Question

Graph each of the functions.$$f(x)=\frac{-2}{x+2}+2$$

Answer

**step1 Understand the Basic Form of the Function**

The given function is a rational function, which means it involves a ratio of two polynomials. This specific form, $$f(x)=\frac{k}{x-h}+v$$, is a transformation of the basic reciprocal function $$y=\frac{1}{x}$$. Understanding the basic form helps us identify how the graph will be shaped and where its center will be.

$$f(x)=\frac{-2}{x+2}+2$$

**step2 Identify Vertical Asymptote**

A vertical asymptote is a vertical line that the graph approaches but never touches. For a rational function in the form $$\frac{k}{x-h}+v$$, the vertical asymptote occurs where the denominator is zero, because division by zero is undefined. We set the denominator equal to zero and solve for $$x$$.

$$x+2=0$$

Subtract 2 from both sides of the equation to find the value of $$x$$ for the vertical asymptote.

$$x=-2$$

So, there is a vertical asymptote at $$x=-2$$.

**step3 Identify Horizontal Asymptote**

A horizontal asymptote is a horizontal line that the graph approaches as $$x$$ gets very large or very small (approaching positive or negative infinity).
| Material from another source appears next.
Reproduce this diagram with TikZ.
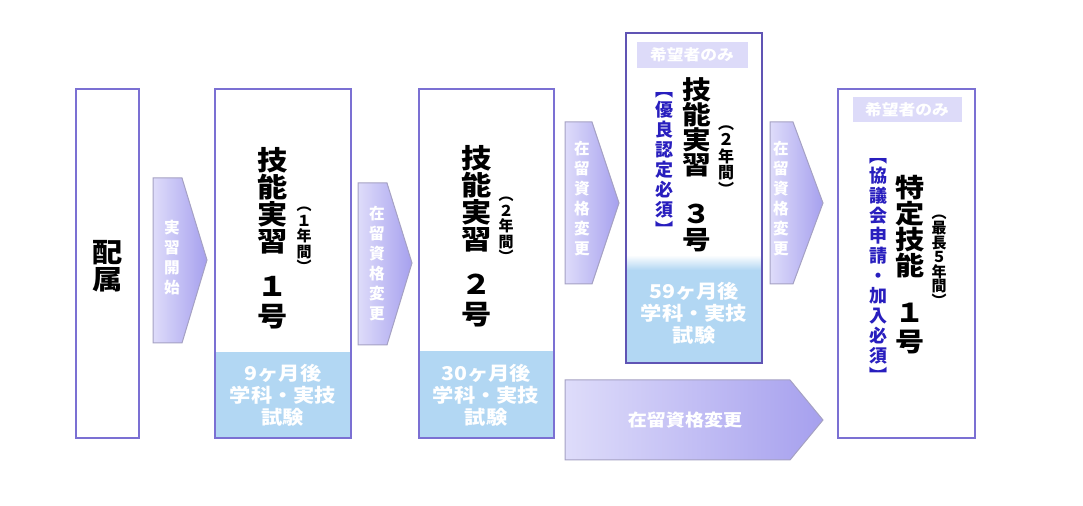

For a rational function in the form $$\frac{k}{x-h}+v$$, the horizontal asymptote is given by the constant term $$v$$ added to the fraction.

$$y=2$$

So, there is a horizontal asymptote at $$y=2$$.

**step4 Find Key Points for Graphing**

To accurately sketch the graph, we need to find some specific points, especially intercepts. We will find the y-intercept by setting $$x=0$$ and the x-intercept by setting $$f(x)=0$$. We'll also pick a few other points on either side of the vertical asymptote.

* **Y-intercept (where the graph crosses the y-axis):** Set $$x=0$$ in the function.

$$f(0)=\frac{-2}{0+2}+2$$

$$f(0)=\frac{-2}{2}+2$$

$$f(0)=-1+2$$

$$f(0)=1$$

This gives the point $$(0, 1)$$.

* **X-intercept (where the graph crosses the x-axis):** Set $$f(x)=0$$ in the function.

$$0=\frac{-2}{x+2}+2$$

Subtract 2 from both sides:

$$-2=\frac{-2}{x+2}$$

To solve for $$x$$, we can cross-multiply or multiply both sides by $$(x+2)$$.

$$-2(x+2)=-2$$

Divide both sides by -2:

$$x+2=1$$

Subtract 2 from both sides:

$$x=-1$$

This gives the point $$(-1, 0)$$.

* **Additional points:** Choose some x-values around the vertical asymptote (e.g., -4, -3, 1) and calculate their corresponding y-values to see the shape of the curve.

If $$x=-4$$:

$$f(-4)=\frac{-2}{-4+2}+2=\frac{-2}{-2}+2=1+2=3$$

Point: $$(-4, 3)$$

If $$x=-3$$:

$$f(-3)=\frac{-2}{-3+2}+2=\frac{-2}{-1}+2=2+2=4$$

Point: $$(-3, 4)$$

If $$x=1$$:

$$f(1)=\frac{-2}{1+2}+2=\frac{-2}{3}+2=\frac{-2}{3}+\frac{6}{3}=\frac{4}{3}$$

Point: $$(1, \frac{4}{3})$$

**step5 Sketch the Graph**

Now, we can draw the graph using the information we've gathered:

1. Draw a coordinate plane.

2. Draw the vertical asymptote as a dashed line at $$x=-2$$.

3. Draw the horizontal asymptote as a dashed line at $$y=2$$.

4. Plot the intercepts: $$(0, 1)$$ and $$(-1, 0)$$.

5. Plot the additional points: $$(-4, 3)$$, $$(-3, 4)$$, and $$(1, \frac{4}{3})$$.

6. Connect the points smoothly, making sure the curve approaches the asymptotes but does not cross them. Since the numerator is negative (-2), the branches of the hyperbola will be in the top-left and bottom-right regions relative to the intersection of the asymptotes.

The graph will consist of two distinct smooth curves, one in the upper-left section formed by the asymptotes and one in the lower-right section.